The Essential California Auction Day Checklist
Walking in prepared can make all the difference. Think of this as your auction day go-bag. Missing one of these items can add unnecessary stress to an already high-stakes day.
| Item | Why It’s Crucial |
| Driver’s License / ID | Required for registration. No ID, no bidding. |
| Payment Method | Know what forms are accepted (cash, cashier’s check). Don’t assume they take cards. |
| Small Flashlight | To look under the car and in the engine bay for leaks or damage. |
| OBD-II Scanner | A cheap scanner can pull engine codes, revealing hidden mechanical issues. |
| Your Shortlist & Notes | Keeps you focused on the cars you’ve already researched. |
| Water and a Snack | Auctions can be long. Staying hydrated and fed keeps you sharp. |
Secrets to Winning at Your First California Car Auction
After years of attending auctions, I’ve picked up a few strategies that go beyond the basic steps. These are the little things that separate the rookies from the regulars.
- The 5-Minute Cool Down. If you find a car you absolutely love during the inspection, walk away from it for at least five minutes before the bidding starts. Go outside, get some fresh air. This breaks the emotional attachment and lets you approach the bid with a clear head, sticking to the budget you logically set earlier.
- Watch the Regulars. Every auction has them. They’re the guys who bring their own small stools, chat with the auction staff, and bid with a subtle nod. Watch how they inspect cars and which ones they bid on. You can learn a lot about what the “real” value of a car is by observing the people who do this for a living.
- My Big Rookie Mistake (Fees!). I mentioned I overpaid for that first Civic. The bigger mistake was that I hadn’t properly calculated the buyer’s premium and taxes. My $3,800 winning bid turned into a nearly $4,500 final price, wrecking my budget. Always, always, always calculate your max bid *after* subtracting all potential fees from your total cash budget.

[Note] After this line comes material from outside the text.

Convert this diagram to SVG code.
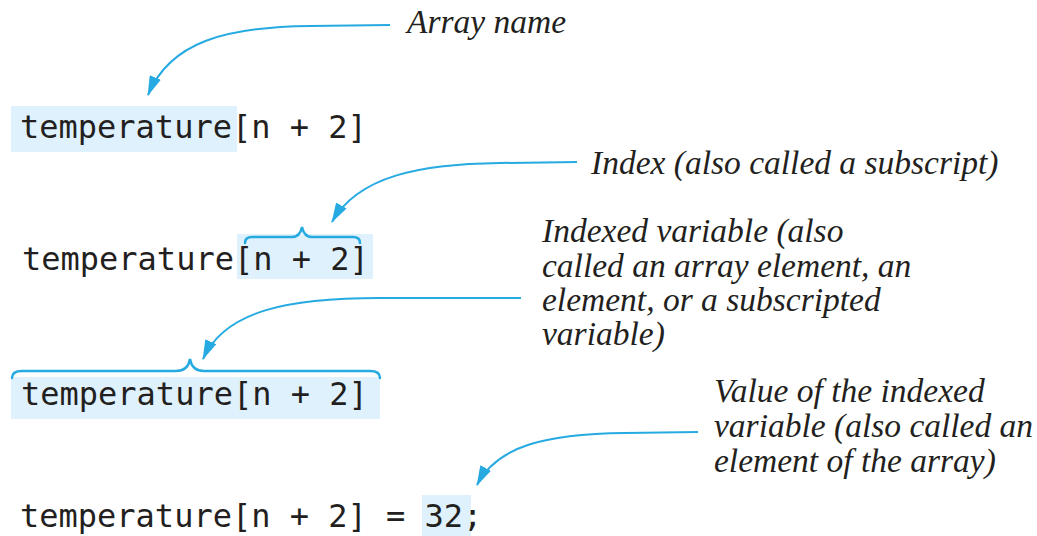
<svg xmlns="http://www.w3.org/2000/svg" width="1037" height="536" viewBox="0 0 1037 536">
<style>
.code{font-family:"DejaVu Sans Mono","Liberation Mono",monospace;font-size:32px;fill:#231f20;}
.lbl{font-family:"Liberation Serif","DejaVu Serif",serif;font-style:italic;font-size:33.5px;fill:#231f20;}
.hl{fill:#dff1fc;}
.brace{fill:none;stroke:#27aae1;stroke-width:2.5;stroke-linecap:round;}
.conn{fill:none;stroke:#27aae1;stroke-width:2;}
</style>
<defs>
<marker id="ah" viewBox="0 0 20 12" refX="19" refY="6" markerWidth="20" markerHeight="12" markerUnits="userSpaceOnUse" orient="auto">
<path d="M0,0 L20,6 L0,12 Z" fill="#27aae1"/>
</marker>
</defs>
<rect width="1037" height="536" fill="#ffffff"/>
<g id="row1">
<rect class="hl" x="11" y="106" width="226" height="46"/>
<text class="code" x="20" y="138">temperature[n + 2]</text>
</g>
<g id="label-array-name">
<text class="lbl" x="407" y="33">Array name</text>
</g>
<g id="row2">
<rect class="hl" x="237" y="234" width="136" height="45"/>
<text class="code" x="22" y="270">temperature[n + 2]</text>
<path class="brace" d="M245,243 Q245,237 252,237 L292,237 Q300,237 302,227 Q304,237 312,237 L353,237 Q360,237 360,243"/>
</g>
<g id="label-index">
<text class="lbl" x="591" y="174">Index (also called a subscript)</text>
</g>
<g id="row3">
<rect class="hl" x="11" y="377" width="369" height="42"/>
<text class="code" x="21" y="405">temperature[n + 2]</text>
<path class="brace" d="M12,378 Q12,371 22,371 L176,371 Q188,371 190,359 Q192,371 204,371 L370,371 Q380,371 380,378"/>
</g>
<g id="label-indexed-variable">
<text class="lbl" x="542" y="242">Indexed variable (also</text>
<text class="lbl" x="542" y="277">called an array element, an</text>
<text class="lbl" x="542" y="311">element, or a subscripted</text>
<text class="lbl" x="542" y="345">variable)</text>
</g>
<g id="row4">
<rect class="hl" x="422" y="495" width="49" height="41"/>
<text class="code" x="20" y="527">temperature[n + 2] = 32;</text>
</g>
<g id="label-value">
<text class="lbl" x="714" y="402">Value of the indexed</text>
<text class="lbl" x="714" y="437">variable (also called an</text>
<text class="lbl" x="714" y="472">element of the array)</text>
</g>
<g id="connectors">
<path class="conn" marker-end="url(#ah)" d="M390,25 L310,26 C225,27 170,42 148,95"/>
<path class="conn" marker-end="url(#ah)" d="M577,162 L500,163 C420,164 358,176 332,222"/>
<path class="conn" marker-end="url(#ah)" d="M521,298 L380,298 C290,298 225,310 203,359"/>
<path class="conn" marker-end="url(#ah)" d="M698,432 L625,433 C545,434 497,446 477,485"/>
</g>
</svg>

- Ask About the “Light” System. Many larger auctions use a green/yellow/red light system as the car rolls through. Green usually means the car is good to go, yellow indicates a known issue (announced by the auctioneer), and red means it’s being sold strictly “as-is,” often with major known problems. Understanding this system is a massive advantage.
Frequently Asked Questions
How much money do I need for a car auction?
You need your maximum budget plus about 15-20% extra to cover the buyer’s premium, sales tax, and various fees. Always confirm the exact fee structure with the auction house beforehand.
Can I test drive a car at an auction?
Almost never. Your only chance to evaluate the vehicle is during the pre-auction inspection period where you can look it over and usually start the engine, but not drive it.
What does it mean when a car is sold “as-is”?
It means the seller and auction house offer no warranty or guarantee of the vehicle’s condition. Once you buy it, any and all problems are your responsibility to fix, with no recourse.
What happens if I win a car and then change my mind?
You can’t. A winning bid is a legally binding contract. Backing out of the sale will result in you being banned from the auction and potentially forfeiting your deposit or facing legal action.